Question

Let a, b and c form a G.P. of common ratio r, with 0 < r < 1. If a, 2b and 3c form an A.P., then r equals
A
1/2.
B
1/3.
C
2/3.
D
3/2.

Answer

**step1** Understanding the properties of a Geometric Progression

A sequence of numbers is called a Geometric Progression (G.P.) if the ratio of any term to its preceding term is constant. This constant ratio is called the common ratio, denoted by 'r'.
Given that a, b, and c form a G.P. with common ratio 'r', we can express b and c in terms of a and r:
The first term is 'a'.
The second term 'b' is the first term multiplied by the common ratio:
$$b = a \times r$$
The third term 'c' is the second term multiplied by the common ratio:
$$c = b \times r$$
Substituting the expression for 'b' into the equation for 'c':
$$c = (a \times r) \times r = a \times r^2$$

**step2** Understanding the properties of an Arithmetic Progression

A sequence of numbers is called an Arithmetic Progression (A.P.) if the difference between any term and its preceding term is constant.

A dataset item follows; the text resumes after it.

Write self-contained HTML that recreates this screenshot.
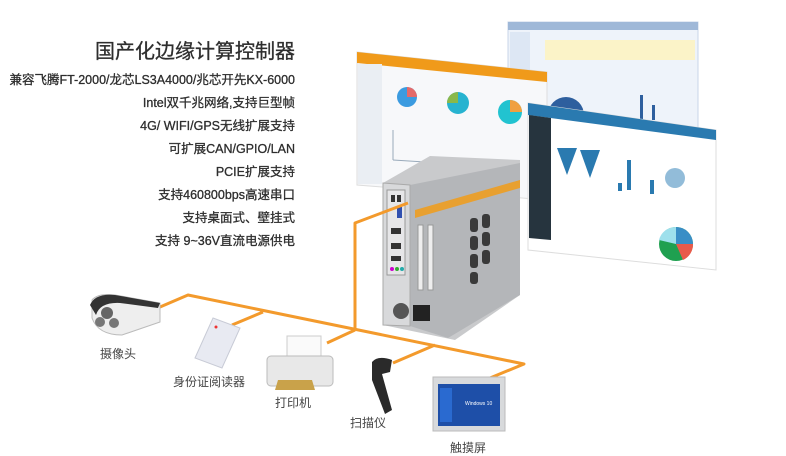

This constant difference is called the common difference.
Given that a, 2b, and 3c form an A.P., the common difference must be the same between consecutive terms. This means that the difference between the second term and the first term is equal to the difference between the third term and the second term. Therefore, we can write the relationship:
$$(2b) - a = (3c) - (2b)$$

**step3** Formulating an equation using G.P. and A.P. properties

We substitute the expressions for b and c from the G.P. (derived in Step 1) into the A.P. relationship (from Step 2).
Substitute $$b = a \times r$$ and $$c = a \times r^2$$ into the equation $$(2b) - a = (3c) - (2b)$$:
$$2 \times (a \times r) - a = 3 \times (a \times r^2) - 2 \times (a \times r)$$
This simplifies to:
$$2ar - a = 3ar^2 - 2ar$$

**step4** Solving the equation for the common ratio 'r'

We need to solve the equation $$2ar - a = 3ar^2 - 2ar$$ for 'r'.
Since 'a' is a term in a G.P., it cannot be zero (if a=0, then b=0, c=0, which is a trivial sequence without a meaningful common ratio). Therefore, we can divide every term in the equation by 'a' to simplify it:
$$\frac{2ar}{a} - \frac{a}{a} = \frac{3ar^2}{a} - \frac{2ar}{a}$$
This simplifies to:
$$2r - 1 = 3r^2 - 2r$$
Now, we rearrange the equation to form a standard quadratic equation of the form $$Ax^2 + Bx + C = 0$$:
$$0 = 3r^2 - 2r - 2r + 1$$
$$3r^2 - 4r + 1 = 0$$

**step5** Factoring the quadratic equation

We factor the quadratic equation $$3r^2 - 4r + 1 = 0$$ to find the possible values for 'r'.
We look for two numbers that multiply to (3 multiplied by 1, which is 3) and add up to -4 (the coefficient of 'r'). These numbers are -3 and -1.
So, we can rewrite the middle term ($$-4r$$) as ($$-3r - r$$):
$$3r^2 - 3r - r + 1 = 0$$
Now, we factor by grouping:
We factor out $$3r$$ from the first two terms and $$-1$$ from the last two terms:
$$3r(r - 1) - 1(r - 1) = 0$$
Notice that $$(r - 1)$$ is a common factor. We factor it out:
$$(3r - 1)(r - 1) = 0$$

**step6** Determining the correct value of 'r'

From the factored equation $$(3r - 1)(r - 1) = 0$$, we have two possible solutions for 'r'. For the product of two factors to be zero, at least one of the factors must be zero.
Case 1: $$3r - 1 = 0$$
Add 1 to both sides:
$$3r = 1$$
Divide by 3:
$$r = \frac{1}{3}$$
Case 2: $$r - 1 = 0$$
Add 1 to both sides:
$$r = 1$$
The problem states that the common ratio 'r' satisfies the condition $$0 < r < 1$$.
Let's compare our solutions with this condition:
For $$r = \frac{1}{3}$$: We have $$0 < \frac{1}{3} < 1$$. This value satisfies the given condition.
For $$r = 1$$: This value does not satisfy the condition $$r < 1$$, as 1 is not strictly less than 1.
Therefore, the common ratio 'r' that satisfies all given conditions must be $$\frac{1}{3}$$.